On September 2, 2009, the New York Times published an article titled: “Composer Finds a Muse in the Mississippi.” When, three years later, experimental composer Eve Beglarian released the first installment of songs inspired by her kayak trip down the Mississippi River’s entire 2,300 miles, the Times added “Ms. Beglarian’s earnest new Americana song cycle captures those swift currents as vividly as Mark Twain did.” It’s been six more years now, and the muse clearly remains strong: she just released the third volume of her Songs from the River Project series.
Keith Murphy – Land of Fish and Seals
I owe Keith Murphy an apology. When I came across his great new album Land of Fish and Seals, I wondered if he had used Auto-Tune. Not because he sings in tune (though he does), but because certain lines jump abruptly between notes the way they do when a producer uses a too-heavy Auto-Tune hand. The idea is not as impossible as you might think. Artists of all genres use Auto-Tune subtly enough that you wouldn’t notice; it’s not just T-Pain and Cher going overboard. So I went to the tape. A live video, specifically, to see if those unnatural-sounding jumps were something his voice can actually produce. And holy moly, it sure can. Sorry for doubting you, Keith.

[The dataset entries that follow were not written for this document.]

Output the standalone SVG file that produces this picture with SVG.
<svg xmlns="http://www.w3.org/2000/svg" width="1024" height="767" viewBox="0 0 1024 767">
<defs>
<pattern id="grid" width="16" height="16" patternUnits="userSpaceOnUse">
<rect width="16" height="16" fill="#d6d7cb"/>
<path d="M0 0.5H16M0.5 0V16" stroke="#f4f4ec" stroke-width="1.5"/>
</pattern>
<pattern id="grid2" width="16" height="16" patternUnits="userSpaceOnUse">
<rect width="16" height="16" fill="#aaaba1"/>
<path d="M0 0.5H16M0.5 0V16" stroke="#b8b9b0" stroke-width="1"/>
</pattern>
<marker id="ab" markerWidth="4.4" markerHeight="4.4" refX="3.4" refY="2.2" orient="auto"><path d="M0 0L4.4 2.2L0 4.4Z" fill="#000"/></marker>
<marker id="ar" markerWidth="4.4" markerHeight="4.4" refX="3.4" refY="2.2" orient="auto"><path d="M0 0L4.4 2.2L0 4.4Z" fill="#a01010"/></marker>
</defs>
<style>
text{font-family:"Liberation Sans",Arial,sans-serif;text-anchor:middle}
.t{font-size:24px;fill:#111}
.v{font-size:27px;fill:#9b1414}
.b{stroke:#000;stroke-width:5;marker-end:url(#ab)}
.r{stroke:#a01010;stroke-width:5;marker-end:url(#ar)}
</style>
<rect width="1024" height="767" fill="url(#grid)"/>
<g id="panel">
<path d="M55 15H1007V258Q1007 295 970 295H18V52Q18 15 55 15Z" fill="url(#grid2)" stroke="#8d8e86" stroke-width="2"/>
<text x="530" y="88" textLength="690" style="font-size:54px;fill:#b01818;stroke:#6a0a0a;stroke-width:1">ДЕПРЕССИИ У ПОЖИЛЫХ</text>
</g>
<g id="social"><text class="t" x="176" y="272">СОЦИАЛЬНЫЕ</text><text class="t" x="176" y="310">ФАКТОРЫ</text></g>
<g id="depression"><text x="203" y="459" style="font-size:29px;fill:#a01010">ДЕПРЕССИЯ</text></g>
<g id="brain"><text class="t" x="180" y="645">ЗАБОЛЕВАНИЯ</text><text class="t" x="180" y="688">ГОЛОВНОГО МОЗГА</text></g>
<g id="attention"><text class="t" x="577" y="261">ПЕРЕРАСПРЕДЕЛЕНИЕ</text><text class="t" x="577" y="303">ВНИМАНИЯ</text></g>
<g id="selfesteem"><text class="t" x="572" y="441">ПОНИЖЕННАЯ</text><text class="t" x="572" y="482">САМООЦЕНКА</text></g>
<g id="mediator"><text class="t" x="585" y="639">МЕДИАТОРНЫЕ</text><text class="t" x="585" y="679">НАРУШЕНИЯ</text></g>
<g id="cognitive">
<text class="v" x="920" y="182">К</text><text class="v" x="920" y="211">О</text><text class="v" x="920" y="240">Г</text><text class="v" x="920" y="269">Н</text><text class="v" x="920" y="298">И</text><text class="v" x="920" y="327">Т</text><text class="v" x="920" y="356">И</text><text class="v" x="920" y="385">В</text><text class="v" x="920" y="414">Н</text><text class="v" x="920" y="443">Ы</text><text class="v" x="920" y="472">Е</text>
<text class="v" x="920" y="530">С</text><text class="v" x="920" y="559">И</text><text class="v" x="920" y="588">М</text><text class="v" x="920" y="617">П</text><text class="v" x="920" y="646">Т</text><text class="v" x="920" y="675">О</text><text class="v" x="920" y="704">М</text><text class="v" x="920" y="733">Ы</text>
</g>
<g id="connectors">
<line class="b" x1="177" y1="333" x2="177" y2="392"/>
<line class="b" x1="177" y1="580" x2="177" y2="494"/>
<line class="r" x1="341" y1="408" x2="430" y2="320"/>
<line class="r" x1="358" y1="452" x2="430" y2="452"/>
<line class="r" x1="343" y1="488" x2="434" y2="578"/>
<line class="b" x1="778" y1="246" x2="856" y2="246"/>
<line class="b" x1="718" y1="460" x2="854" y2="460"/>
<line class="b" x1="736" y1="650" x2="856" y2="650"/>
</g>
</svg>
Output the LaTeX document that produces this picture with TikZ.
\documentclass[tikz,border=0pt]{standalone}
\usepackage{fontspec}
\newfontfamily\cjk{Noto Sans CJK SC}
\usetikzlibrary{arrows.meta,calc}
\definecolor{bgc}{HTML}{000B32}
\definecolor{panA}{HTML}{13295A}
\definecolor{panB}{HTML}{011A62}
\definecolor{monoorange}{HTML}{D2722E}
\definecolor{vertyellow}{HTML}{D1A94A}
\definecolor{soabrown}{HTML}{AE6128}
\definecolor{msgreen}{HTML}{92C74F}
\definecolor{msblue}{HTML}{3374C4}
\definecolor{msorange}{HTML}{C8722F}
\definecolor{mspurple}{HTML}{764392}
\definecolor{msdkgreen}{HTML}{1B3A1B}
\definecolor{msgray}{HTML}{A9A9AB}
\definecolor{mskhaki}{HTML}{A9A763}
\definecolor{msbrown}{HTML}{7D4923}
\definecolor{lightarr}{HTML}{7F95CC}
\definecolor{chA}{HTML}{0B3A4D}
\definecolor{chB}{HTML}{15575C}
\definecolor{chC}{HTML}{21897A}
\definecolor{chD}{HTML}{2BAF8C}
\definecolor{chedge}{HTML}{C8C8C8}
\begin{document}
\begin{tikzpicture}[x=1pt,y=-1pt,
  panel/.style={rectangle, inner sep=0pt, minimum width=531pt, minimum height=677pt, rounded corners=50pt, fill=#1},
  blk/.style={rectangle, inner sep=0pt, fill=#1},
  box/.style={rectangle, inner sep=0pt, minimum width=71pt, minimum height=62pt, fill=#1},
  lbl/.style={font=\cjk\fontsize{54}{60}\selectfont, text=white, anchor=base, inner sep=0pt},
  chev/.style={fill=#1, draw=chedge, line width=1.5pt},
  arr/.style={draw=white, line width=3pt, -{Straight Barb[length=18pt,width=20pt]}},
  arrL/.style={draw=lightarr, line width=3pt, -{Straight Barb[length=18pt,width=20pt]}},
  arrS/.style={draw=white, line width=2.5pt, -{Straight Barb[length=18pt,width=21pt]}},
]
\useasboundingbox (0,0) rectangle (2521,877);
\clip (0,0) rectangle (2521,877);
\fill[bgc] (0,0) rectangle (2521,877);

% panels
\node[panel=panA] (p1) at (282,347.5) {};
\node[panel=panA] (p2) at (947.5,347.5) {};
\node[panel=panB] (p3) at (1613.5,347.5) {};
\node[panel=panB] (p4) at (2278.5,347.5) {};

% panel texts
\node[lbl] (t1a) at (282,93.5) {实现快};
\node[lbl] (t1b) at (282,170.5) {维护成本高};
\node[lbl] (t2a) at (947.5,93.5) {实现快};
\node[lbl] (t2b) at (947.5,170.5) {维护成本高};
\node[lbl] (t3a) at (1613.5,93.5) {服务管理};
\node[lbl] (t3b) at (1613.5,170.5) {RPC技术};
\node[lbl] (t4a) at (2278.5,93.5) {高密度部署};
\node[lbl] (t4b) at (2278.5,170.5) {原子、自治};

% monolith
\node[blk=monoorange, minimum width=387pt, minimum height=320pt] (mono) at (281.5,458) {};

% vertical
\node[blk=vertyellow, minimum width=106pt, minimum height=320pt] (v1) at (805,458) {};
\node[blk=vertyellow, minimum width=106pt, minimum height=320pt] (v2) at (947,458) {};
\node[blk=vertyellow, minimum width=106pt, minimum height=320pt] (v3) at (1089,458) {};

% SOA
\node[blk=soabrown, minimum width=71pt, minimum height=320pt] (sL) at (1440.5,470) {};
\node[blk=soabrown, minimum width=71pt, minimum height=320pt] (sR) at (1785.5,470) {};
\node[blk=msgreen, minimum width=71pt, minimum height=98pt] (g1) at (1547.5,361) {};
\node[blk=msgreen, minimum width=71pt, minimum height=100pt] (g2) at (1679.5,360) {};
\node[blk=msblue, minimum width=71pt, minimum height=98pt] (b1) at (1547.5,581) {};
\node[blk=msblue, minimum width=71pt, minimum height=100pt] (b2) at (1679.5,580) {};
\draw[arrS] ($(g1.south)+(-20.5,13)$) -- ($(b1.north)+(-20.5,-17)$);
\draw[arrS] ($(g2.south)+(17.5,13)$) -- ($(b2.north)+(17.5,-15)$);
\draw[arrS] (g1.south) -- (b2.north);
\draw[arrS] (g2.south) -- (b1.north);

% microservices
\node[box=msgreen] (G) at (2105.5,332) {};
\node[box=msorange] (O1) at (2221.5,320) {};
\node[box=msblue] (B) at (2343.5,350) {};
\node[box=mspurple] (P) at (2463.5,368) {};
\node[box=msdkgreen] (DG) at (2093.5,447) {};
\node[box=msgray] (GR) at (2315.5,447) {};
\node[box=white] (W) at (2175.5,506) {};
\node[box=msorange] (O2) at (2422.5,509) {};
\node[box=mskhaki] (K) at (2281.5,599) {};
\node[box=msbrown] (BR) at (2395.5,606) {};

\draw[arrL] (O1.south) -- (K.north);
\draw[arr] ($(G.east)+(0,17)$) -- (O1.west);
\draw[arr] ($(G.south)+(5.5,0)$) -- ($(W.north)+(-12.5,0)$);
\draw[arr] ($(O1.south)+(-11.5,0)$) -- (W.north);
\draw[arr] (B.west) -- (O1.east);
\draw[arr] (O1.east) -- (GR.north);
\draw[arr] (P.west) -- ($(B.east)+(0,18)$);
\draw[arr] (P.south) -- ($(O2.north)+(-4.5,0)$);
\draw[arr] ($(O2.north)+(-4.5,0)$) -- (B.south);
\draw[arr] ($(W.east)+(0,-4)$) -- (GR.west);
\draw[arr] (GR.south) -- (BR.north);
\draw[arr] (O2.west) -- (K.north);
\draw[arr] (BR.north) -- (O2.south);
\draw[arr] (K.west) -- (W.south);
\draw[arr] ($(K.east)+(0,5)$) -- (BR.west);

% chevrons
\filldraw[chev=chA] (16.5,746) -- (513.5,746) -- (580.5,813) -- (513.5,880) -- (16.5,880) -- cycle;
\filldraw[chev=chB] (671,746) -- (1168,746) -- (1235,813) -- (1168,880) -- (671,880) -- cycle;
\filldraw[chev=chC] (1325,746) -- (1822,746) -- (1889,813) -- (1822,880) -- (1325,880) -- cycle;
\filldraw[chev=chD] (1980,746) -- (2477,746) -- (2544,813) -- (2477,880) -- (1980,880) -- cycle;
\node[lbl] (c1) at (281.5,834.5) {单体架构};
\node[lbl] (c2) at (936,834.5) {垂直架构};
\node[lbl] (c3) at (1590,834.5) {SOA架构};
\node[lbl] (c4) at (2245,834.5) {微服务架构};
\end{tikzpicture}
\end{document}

He explained in an email that his lilting vocal style is inspired specifically from the traditional styles of Newfoundland, Quebec and Ireland. And “traditional” is the key word here; he calls a fifty-year old Bob Dylan song he covers on the new album “by far the most ‘contemporary’ song I have ever done.” The album works so well as a complete set it’s hard to pull out one song, but the opening track, a 19th-century poem he set to music, is what first grabbed me so we’ll go with that.
King Tuff – Psycho Star
King Tuff typically gets pegged as a garage-rock revivalist (he used to work with Ty Segall, after all), but his new single owes just as much to a more surprising genre: disco. It’s a warped form of pop, true, psychedelic and twisted. But still poppy. The music video ends with a big dance number – and it doesn’t feel ironic.
Noah Lockhart – In Sickness
Remember Explosions in the Sky and Godspeed You! Black Emperor? I know, both bands are still around. But there was a moment a decade or so back where their sort of droning, instrumental post-rock was very much in vogue. Noah Lockhart’s track “In Sickness” falls into that camp, grooving and meandering, calm and quiet up until the moment everything explodes into noisy chaos.
Portraits of Sawyer – Roll My Number
The title instantly brought to mind Neil Young’s “Roll Another Number.” Musically, the comparison works too. Neil-wise, though, the duo of Ben Wiggins and and Adam Garcia are more laid-back Harvest than wigged-out Tonight’s the Night.
Princess Nostalgia – All It Takes
Nineteen-year old singer, songwriter, and producer Lilian Traviato seems a little young for nostalgia. And it’s a misleading moniker too; her music is nothing if not forward-thinking. She combines samples, synths, and a serious dose of pop smarts in songs she writes and records entirely herself. “I would love to have real instruments and to connect with people… but I love not answering to anyone,” she says in a great recent Seven Days profile. She seems to be taking baby steps down that path though; her new single is a collaboration with Pittsburgh producer Hank the Businessman.
Sad Pie – Honda CR-V
Angular and odd, Sad Pie takes cues from Gang of Four and Wire on their debut EP Vermont (good title). The song “Honda CR-V” is about exactly what it sounds like. They write: “This is the big one boys, the one we have all been waiting for. 2 years in the making to bring your a timeless tale about the greatest car man has ever made. If we are able to capture even a small portion of what makes this car so great then we have done our job.”